**SOURCE EXCERPT**
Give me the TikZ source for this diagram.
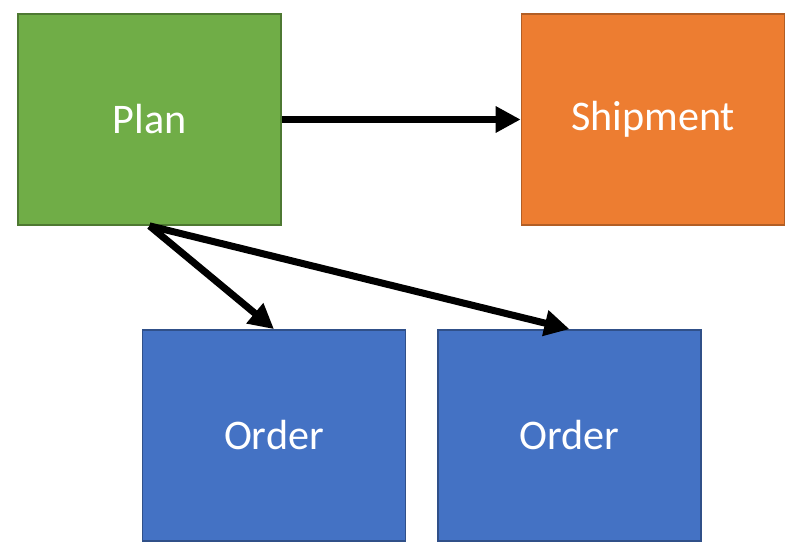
\documentclass[tikz,border=0pt]{standalone}
\usepackage{fontspec}
\setmainfont{Carlito}
\usetikzlibrary{arrows.meta}
\definecolor{plangreen}{HTML}{70AD47}
\definecolor{shiporange}{HTML}{ED7D31}
\definecolor{orderblue}{HTML}{4472C4}
\tikzset{
  box/.style={draw, line width=1pt, minimum width=5.26cm, minimum height=4.22cm,
    inner sep=0pt, text=white, font=\fontsize{24}{28}\selectfont},
  link/.style={line width=4pt, -{Triangle[length=0.5cm,width=0.5cm]}}
}
\begin{document}
\begin{tikzpicture}[x=0.02cm,y=-0.02cm]
    \useasboundingbox (0,0) rectangle (799,557);

    % Boxes
    \node (plan) [box,fill=plangreen,draw=plangreen!70!black] at (149.5,119.5) {Plan};
    \node (ship) [box,fill=shiporange,draw=shiporange!75!black] at (653,119.5) {Shipment};
    \node (order1) [box,fill=orderblue,draw=orderblue!70!black] at (274,435.5) {Order};
    \node (order2) [box,fill=orderblue,draw=orderblue!70!black] at (569.5,435.5) {Order};

    % Links
    \draw [link] (plan.east) -- (ship.west);
    \draw [link] (plan.south) -- (order1.north);
    \draw [link] (plan.south) -- (order2.north);

\end{tikzpicture}
\end{document}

**JOB**
Omitting all images, print the listing exactly.

**THE OUTPUT**
Give me the TikZ source for this diagram.
\documentclass[tikz,border=0pt]{standalone}
\usepackage{fontspec}
\setmainfont{Carlito}
\usetikzlibrary{arrows.meta}
\definecolor{plangreen}{HTML}{70AD47}
\definecolor{shiporange}{HTML}{ED7D31}
\definecolor{orderblue}{HTML}{4472C4}
\tikzset{
  box/.style={draw, line width=1pt, minimum width=5.26cm, minimum height=4.22cm,
    inner sep=0pt, text=white, font=\fontsize{24}{28}\selectfont},
  link/.style={line width=4pt, -{Triangle[length=0.5cm,width=0.5cm]}}
}
\begin{document}
\begin{tikzpicture}[x=0.02cm,y=-0.02cm]
    \useasboundingbox (0,0) rectangle (799,557);

    % Boxes
    \node (plan) [box,fill=plangreen,draw=plangreen!70!black] at (149.5,119.5) {Plan};
    \node (ship) [box,fill=shiporange,draw=shiporange!75!black] at (653,119.5) {Shipment};
    \node (order1) [box,fill=orderblue,draw=orderblue!70!black] at (274,435.5) {Order};
    \node (order2) [box,fill=orderblue,draw=orderblue!70!black] at (569.5,435.5) {Order};

    % Links
    \draw [link] (plan.east) -- (ship.west);
    \draw [link] (plan.south) -- (order1.north);
    \draw [link] (plan.south) -- (order2.north);

\end{tikzpicture}
\end{document}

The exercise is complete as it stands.